**Challenge:**
Copy each line that holds "Write".

**Input rows:**

....................

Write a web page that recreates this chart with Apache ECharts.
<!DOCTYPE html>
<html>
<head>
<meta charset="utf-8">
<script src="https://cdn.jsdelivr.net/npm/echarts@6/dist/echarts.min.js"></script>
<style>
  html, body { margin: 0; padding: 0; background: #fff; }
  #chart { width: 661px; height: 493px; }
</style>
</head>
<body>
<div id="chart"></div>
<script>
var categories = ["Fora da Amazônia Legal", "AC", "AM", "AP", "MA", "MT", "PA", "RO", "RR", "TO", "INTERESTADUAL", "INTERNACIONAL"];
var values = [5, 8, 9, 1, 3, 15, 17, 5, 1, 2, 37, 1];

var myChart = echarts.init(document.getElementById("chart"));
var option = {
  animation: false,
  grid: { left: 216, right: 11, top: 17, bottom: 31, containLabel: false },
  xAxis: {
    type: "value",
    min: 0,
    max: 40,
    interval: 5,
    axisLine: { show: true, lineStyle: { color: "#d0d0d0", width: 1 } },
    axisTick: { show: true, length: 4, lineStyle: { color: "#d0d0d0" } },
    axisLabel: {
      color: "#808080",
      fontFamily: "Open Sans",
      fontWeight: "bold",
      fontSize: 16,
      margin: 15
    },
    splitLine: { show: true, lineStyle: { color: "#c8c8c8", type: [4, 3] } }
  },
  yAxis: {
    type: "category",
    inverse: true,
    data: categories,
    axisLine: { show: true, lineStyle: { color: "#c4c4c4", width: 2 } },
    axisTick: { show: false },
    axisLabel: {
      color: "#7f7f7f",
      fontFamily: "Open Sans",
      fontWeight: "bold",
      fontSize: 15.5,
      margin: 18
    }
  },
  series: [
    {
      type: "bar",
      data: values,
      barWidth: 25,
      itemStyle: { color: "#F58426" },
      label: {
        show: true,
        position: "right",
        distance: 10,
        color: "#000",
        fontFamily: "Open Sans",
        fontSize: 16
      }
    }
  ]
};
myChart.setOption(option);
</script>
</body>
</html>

....................

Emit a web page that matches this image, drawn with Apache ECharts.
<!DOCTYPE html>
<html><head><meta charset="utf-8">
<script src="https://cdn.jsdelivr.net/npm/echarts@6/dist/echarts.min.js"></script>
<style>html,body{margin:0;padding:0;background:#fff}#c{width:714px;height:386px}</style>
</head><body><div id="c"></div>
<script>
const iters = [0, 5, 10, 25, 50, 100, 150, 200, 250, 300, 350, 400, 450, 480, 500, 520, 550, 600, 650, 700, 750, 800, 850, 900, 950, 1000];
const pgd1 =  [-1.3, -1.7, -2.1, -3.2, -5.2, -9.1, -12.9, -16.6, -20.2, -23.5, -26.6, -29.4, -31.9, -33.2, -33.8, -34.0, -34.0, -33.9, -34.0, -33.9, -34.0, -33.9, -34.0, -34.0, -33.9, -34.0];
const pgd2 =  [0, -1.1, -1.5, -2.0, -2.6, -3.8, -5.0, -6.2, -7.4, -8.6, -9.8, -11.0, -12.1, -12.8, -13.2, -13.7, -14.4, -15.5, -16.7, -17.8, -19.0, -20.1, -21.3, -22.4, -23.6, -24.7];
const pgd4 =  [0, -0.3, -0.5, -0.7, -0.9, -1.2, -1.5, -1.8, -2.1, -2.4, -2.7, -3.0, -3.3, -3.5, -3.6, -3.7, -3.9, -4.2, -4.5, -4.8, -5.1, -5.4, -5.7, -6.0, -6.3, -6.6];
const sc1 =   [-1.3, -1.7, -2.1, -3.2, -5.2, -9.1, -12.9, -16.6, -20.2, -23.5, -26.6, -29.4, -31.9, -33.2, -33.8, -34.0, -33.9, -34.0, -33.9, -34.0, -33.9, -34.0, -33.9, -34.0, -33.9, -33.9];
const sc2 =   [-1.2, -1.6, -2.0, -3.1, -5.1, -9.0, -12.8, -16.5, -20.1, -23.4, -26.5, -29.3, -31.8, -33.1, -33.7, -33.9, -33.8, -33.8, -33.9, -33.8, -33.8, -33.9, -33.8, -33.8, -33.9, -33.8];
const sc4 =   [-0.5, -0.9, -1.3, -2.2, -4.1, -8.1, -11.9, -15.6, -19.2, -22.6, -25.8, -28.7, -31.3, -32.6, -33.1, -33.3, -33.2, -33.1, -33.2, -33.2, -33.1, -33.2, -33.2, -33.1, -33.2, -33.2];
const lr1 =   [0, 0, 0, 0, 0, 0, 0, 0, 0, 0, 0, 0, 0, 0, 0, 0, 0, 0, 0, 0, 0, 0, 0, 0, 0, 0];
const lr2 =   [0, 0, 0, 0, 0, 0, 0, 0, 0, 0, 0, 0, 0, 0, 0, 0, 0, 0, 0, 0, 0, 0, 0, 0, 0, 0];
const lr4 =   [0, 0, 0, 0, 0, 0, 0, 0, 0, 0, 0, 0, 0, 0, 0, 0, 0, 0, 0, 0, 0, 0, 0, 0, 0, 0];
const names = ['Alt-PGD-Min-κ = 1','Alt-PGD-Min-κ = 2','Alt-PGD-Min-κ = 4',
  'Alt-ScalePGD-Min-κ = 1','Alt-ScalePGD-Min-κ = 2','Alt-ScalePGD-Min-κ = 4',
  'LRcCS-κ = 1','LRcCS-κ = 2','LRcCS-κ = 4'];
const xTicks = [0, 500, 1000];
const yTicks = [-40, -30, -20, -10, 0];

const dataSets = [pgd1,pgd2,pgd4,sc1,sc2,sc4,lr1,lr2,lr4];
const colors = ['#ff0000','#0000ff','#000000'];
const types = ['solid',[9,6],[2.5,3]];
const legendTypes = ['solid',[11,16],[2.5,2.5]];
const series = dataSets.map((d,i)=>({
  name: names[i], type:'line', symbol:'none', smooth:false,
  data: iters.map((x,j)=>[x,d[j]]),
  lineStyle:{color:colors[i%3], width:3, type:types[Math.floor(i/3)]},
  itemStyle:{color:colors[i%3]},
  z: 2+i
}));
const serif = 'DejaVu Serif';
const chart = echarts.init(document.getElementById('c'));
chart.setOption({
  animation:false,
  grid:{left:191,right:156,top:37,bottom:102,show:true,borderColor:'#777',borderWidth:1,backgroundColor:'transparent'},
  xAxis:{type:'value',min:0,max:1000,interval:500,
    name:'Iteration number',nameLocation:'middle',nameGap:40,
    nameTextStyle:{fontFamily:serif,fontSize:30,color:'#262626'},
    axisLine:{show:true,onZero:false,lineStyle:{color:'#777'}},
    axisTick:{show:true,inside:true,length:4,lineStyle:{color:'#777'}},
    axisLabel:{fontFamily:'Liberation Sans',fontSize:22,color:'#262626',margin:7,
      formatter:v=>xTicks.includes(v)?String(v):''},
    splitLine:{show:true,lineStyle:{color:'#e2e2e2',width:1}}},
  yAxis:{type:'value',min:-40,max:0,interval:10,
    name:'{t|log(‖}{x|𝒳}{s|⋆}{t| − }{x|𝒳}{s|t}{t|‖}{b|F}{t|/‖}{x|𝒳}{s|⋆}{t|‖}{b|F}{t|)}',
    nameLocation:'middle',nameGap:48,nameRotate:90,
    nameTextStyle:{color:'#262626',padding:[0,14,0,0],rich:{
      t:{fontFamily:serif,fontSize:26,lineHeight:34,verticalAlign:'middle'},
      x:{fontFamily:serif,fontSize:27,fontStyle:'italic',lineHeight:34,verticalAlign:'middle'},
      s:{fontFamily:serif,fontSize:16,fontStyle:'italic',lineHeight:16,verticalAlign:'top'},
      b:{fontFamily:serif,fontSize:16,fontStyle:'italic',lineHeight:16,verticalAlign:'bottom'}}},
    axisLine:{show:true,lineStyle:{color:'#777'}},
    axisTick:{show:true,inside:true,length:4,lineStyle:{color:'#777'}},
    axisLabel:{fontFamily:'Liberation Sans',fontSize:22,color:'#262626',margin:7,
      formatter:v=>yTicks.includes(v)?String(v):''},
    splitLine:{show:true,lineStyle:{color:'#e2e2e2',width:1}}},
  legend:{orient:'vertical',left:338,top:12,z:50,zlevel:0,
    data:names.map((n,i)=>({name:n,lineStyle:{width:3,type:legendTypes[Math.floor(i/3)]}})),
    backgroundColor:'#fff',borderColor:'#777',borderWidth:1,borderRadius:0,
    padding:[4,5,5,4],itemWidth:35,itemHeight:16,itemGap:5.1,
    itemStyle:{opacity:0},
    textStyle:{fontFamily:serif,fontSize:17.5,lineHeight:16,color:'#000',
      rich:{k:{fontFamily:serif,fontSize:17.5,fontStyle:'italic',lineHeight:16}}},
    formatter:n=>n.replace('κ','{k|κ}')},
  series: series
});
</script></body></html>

....................

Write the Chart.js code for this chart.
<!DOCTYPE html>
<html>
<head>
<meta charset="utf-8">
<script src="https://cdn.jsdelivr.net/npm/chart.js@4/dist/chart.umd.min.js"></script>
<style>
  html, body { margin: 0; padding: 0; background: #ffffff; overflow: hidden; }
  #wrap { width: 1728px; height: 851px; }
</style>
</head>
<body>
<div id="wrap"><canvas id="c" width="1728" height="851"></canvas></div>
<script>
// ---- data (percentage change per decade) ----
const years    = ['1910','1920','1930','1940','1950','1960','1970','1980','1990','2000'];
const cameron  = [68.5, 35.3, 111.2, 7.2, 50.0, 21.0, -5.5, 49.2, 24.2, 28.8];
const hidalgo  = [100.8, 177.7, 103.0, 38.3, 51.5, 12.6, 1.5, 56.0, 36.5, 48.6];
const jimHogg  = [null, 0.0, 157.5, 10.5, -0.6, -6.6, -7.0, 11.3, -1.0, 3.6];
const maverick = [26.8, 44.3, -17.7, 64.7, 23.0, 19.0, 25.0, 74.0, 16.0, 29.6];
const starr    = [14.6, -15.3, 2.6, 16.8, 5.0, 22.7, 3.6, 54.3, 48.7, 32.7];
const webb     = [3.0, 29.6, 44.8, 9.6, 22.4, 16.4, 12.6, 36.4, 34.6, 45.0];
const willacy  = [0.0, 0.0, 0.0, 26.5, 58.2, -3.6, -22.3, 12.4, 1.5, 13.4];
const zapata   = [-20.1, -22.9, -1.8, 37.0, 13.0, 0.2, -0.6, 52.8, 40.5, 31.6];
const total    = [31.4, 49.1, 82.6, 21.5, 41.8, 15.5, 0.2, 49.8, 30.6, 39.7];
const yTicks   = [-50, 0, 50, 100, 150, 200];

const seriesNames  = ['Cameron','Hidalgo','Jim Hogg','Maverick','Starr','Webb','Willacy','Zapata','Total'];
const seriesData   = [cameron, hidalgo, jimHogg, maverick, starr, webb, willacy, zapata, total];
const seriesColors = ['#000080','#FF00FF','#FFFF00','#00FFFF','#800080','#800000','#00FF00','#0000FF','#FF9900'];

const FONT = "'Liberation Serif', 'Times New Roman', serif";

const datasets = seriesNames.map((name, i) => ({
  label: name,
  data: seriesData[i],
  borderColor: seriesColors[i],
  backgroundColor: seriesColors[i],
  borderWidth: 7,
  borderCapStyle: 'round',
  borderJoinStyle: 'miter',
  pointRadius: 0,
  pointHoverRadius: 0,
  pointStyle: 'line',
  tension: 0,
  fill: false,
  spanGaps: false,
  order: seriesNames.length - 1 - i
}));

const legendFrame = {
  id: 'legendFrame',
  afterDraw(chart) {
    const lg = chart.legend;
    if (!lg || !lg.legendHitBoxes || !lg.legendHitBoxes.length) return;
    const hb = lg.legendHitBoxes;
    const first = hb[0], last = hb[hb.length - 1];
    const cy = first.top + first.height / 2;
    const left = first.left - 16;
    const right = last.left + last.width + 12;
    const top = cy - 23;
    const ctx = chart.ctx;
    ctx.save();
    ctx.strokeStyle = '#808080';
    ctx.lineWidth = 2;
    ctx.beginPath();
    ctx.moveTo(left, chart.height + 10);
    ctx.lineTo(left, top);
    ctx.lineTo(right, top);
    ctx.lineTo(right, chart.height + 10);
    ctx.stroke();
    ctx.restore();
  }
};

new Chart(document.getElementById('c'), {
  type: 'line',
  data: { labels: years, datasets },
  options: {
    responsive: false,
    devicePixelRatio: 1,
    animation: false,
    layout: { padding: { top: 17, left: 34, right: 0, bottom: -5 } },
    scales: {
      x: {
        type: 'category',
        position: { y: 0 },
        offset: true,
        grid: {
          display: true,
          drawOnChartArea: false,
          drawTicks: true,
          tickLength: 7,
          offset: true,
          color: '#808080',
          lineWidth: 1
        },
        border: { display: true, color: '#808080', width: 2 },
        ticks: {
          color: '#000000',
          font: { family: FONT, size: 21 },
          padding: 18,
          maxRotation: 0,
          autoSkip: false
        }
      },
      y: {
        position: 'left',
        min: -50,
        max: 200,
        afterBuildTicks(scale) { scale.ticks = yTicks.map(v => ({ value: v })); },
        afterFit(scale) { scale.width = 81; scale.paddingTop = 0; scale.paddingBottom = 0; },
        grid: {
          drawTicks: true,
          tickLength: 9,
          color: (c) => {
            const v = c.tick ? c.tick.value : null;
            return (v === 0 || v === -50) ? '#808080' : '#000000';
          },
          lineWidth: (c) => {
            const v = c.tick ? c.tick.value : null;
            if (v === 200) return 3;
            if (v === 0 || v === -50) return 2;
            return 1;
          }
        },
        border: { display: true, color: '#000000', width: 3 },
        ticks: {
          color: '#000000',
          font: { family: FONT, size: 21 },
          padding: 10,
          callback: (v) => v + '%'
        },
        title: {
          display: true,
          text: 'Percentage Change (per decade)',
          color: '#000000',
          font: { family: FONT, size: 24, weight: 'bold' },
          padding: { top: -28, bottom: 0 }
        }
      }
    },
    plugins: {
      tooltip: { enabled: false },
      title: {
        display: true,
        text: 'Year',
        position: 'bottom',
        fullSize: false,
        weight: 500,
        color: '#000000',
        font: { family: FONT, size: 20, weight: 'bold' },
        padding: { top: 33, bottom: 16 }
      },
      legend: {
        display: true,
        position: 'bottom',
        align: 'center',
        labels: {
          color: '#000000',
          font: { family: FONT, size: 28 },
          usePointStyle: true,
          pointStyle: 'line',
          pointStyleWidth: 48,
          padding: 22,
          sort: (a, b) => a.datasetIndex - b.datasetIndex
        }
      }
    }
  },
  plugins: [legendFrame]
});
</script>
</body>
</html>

....................

**Solution:**
Write a web page that recreates this chart with Apache ECharts.
Write the Chart.js code for this chart.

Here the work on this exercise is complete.